First as to why faculty is important: if you are earning your master's degree you will be spending one to three years (and much longer for a doctorate) working with these professors. It is therefore important that they be people with whom you can work. It will be important to establish a positive relationship so you can always be in tune with your expectations and performance. Further, you will want to find faculty with similar research interests to your own. Assuring that you have similar interests will likely facilitate finding an advisor, as your common interests will encourage a positive working relationship. So obviously, the 'why' part of our question is not rocket science.
But having determined 'why' you still need to answer the question of 'how' to learn about the faculty at different schools. Many schools actually have some of this information on their websites or in brochures or department publications. They may provide short biographies of their professors including published works, and research and teaching interests. You could read something they have published and determine if the interests they are pursuing would mesh with your own. (This of course requires that you have done some serious thinking about your own interests and reasons for pursuing a graduate degree first!)

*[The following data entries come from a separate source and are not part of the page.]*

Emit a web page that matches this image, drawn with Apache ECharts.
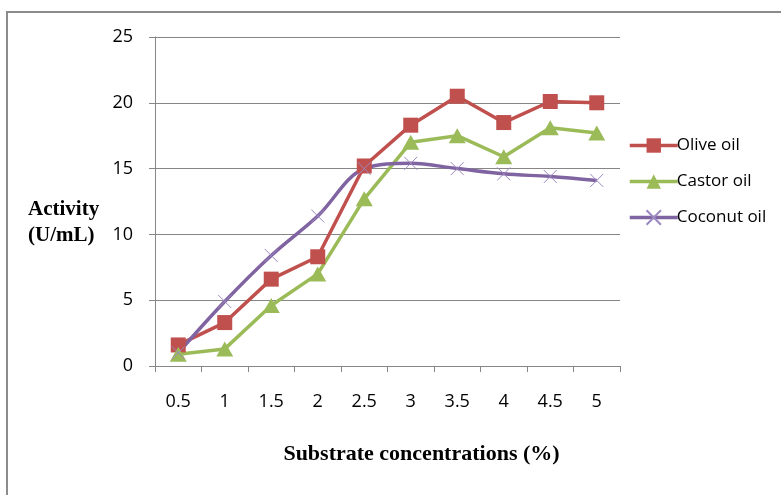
<!DOCTYPE html>
<html><head><meta charset="utf-8">
<script src="https://cdn.jsdelivr.net/npm/echarts@6/dist/echarts.min.js"></script>
<style>html,body{margin:0;padding:0;background:#fff}#c{width:781px;height:495px}</style>
</head><body><div id="c"></div>
<script>
const categories = ['0.5','1','1.5','2','2.5','3','3.5','4','4.5','5'];
const olive   = [1.6, 3.3, 6.6, 8.3, 15.2, 18.3, 20.5, 18.5, 20.1, 20.0];
const castor  = [0.9, 1.3, 4.6, 7.0, 12.7, 17.0, 17.5, 15.9, 18.1, 17.7];
const coconut = [1.0, 4.9, 8.4, 11.4, 15.0, 15.4, 15.0, 14.6, 14.4, 14.1];
const seriesNames = ['Olive oil', 'Castor oil', 'Coconut oil'];

const xPath = 'path://M0,0L10,10M10,0L0,10';
const chart = echarts.init(document.getElementById('c'), null, {renderer:'canvas'});
chart.setOption({
  animation:false,
  grid:{left:155, top:37, right:161, bottom:129, containLabel:false},
  legend:{
    orient:'vertical', left:623, top:132, itemGap:19, itemWidth:48, itemHeight:18,
    lineStyle:{width:3.5},
    textStyle:{fontFamily:'Open Sans, Liberation Sans, sans-serif', fontSize:17, color:'#000', padding:[0,0,0,-6]},
    data:seriesNames
  },
  xAxis:{
    type:'category', data:categories, boundaryGap:true,
    name:'Substrate concentrations (%)', nameLocation:'middle', nameGap:77,
    nameTextStyle:{fontFamily:'Liberation Serif, serif', fontWeight:'bold', fontSize:22, color:'#000', padding:[0,0,0,68]},
    axisLine:{lineStyle:{color:'#868686', width:1}},
    axisTick:{show:true, length:6, lineStyle:{color:'#868686'}},
    axisLabel:{fontFamily:'Open Sans, Liberation Sans, sans-serif', fontSize:18, color:'#000', margin:27}
  },
  yAxis:{
    type:'value', min:0, max:25, interval:5,
    axisLine:{show:true, lineStyle:{color:'#868686'}},
    axisTick:{show:true, length:6, lineStyle:{color:'#868686'}},
    splitLine:{lineStyle:{color:'#868686', width:1}},
    axisLabel:{fontFamily:'Open Sans, Liberation Sans, sans-serif', fontSize:18, color:'#000', margin:22}
  },
  graphic:[
    {type:'polyline', shape:{points:[[7,495],[7,12],[781,12]]}, style:{stroke:'#8c8c8c', lineWidth:2, fill:null}},
    {type:'text', left:28, top:197,
     style:{text:'Activity\n(U/mL)', font:'bold 21px "Liberation Serif", serif', fill:'#000', lineHeight:26, textAlign:'left'}}
  ],
  series:[
    {name:seriesNames[0], type:'line', data:olive, symbol:'rect', symbolSize:15,
     lineStyle:{color:'#C0504D', width:3.5}, itemStyle:{color:'#C0504D'}},
    {name:seriesNames[1], type:'line', data:castor, symbol:'triangle', symbolSize:[17,15],
     lineStyle:{color:'#9BBB59', width:3.5}, itemStyle:{color:'#9BBB59'}},
    {name:seriesNames[2], type:'line', data:coconut, symbol:xPath, symbolSize:13, smooth:0.35,
     lineStyle:{color:'#8064A2', width:3.5}, itemStyle:{color:'#fff', borderColor:'#9C88C0', borderWidth:1}}
  ]
});
</script></body></html>
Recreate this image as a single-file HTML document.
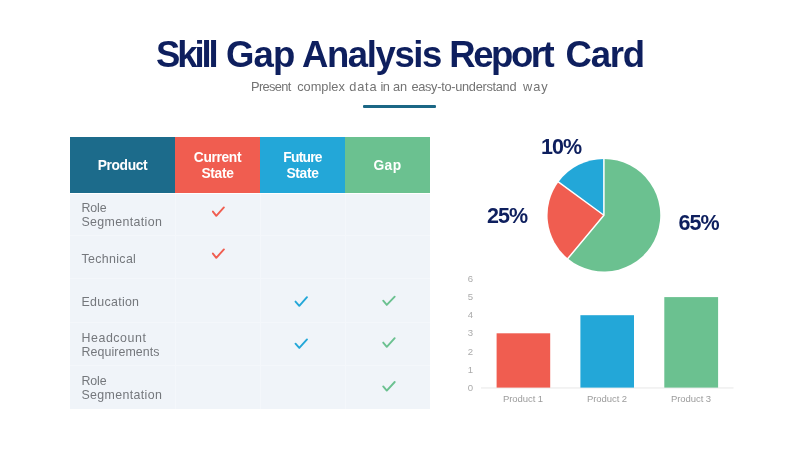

However, there is only so much you can learn from reading about a person. Networking should be a vital part of this process as well. Talking to other graduate students can yield a great deal of information. Students who have worked with particular advisors can tell you about their personalities and how it was to actually work with those people. Ask about the advisor's style - does the person like to meet frequently or does he or she prefer to have the student take a more independent approach? Is the advisor more likely to develop individual topics with students or hand out ready-made topics? Other students who have actually worked with these advisors should be able to answer these questions for you, but it still remains for you to decide your personal preferences. You may prefer an advisor who is more involved or you may prefer to be left on your own and have someone who is there to answer questions when you need help.
Further questions you need to ask may be: What is the average length of time graduates need to complete a master's or PhD? How many students drop out? How long has this person been an advisor? Once again, different people will want different answers to some of these questions. What you need to remember as you are exploring your options is to be examining your own strengths and weaknesses and your own needs as well as those of your prospective advisors.
Another good way to learn about the faculty may be to contact them directly. Many of the websites you were looking at earlier to determine research interests may include contact information as well. One method of contact that is fairly non-obtrusive could be a simple, friendly email. You could inquire into their current research projects or any supplemental information about the graduate program that they feel you should know. This may lead to an extended discussion or may not, but at least you have made the effort to introduce yourself and expressed your interest. Further, if this professor is involved in the admissions process, it cannot hurt if he or she has at least heard your name before and seen your pro-active approach.
Having examined yourself and the prospective faculty in the program or programs to which you are applying, you should have a firm foundation and the knowledge you need as you enter the application process. Don't forget that this information, and effort you have put in, can help you in writing your application essays as you highlight why you would be the perfect fit for a particular program based on your interests and the information you have gathered. So with all those preparations in place, there should be no need to worry. "Everyone" agrees.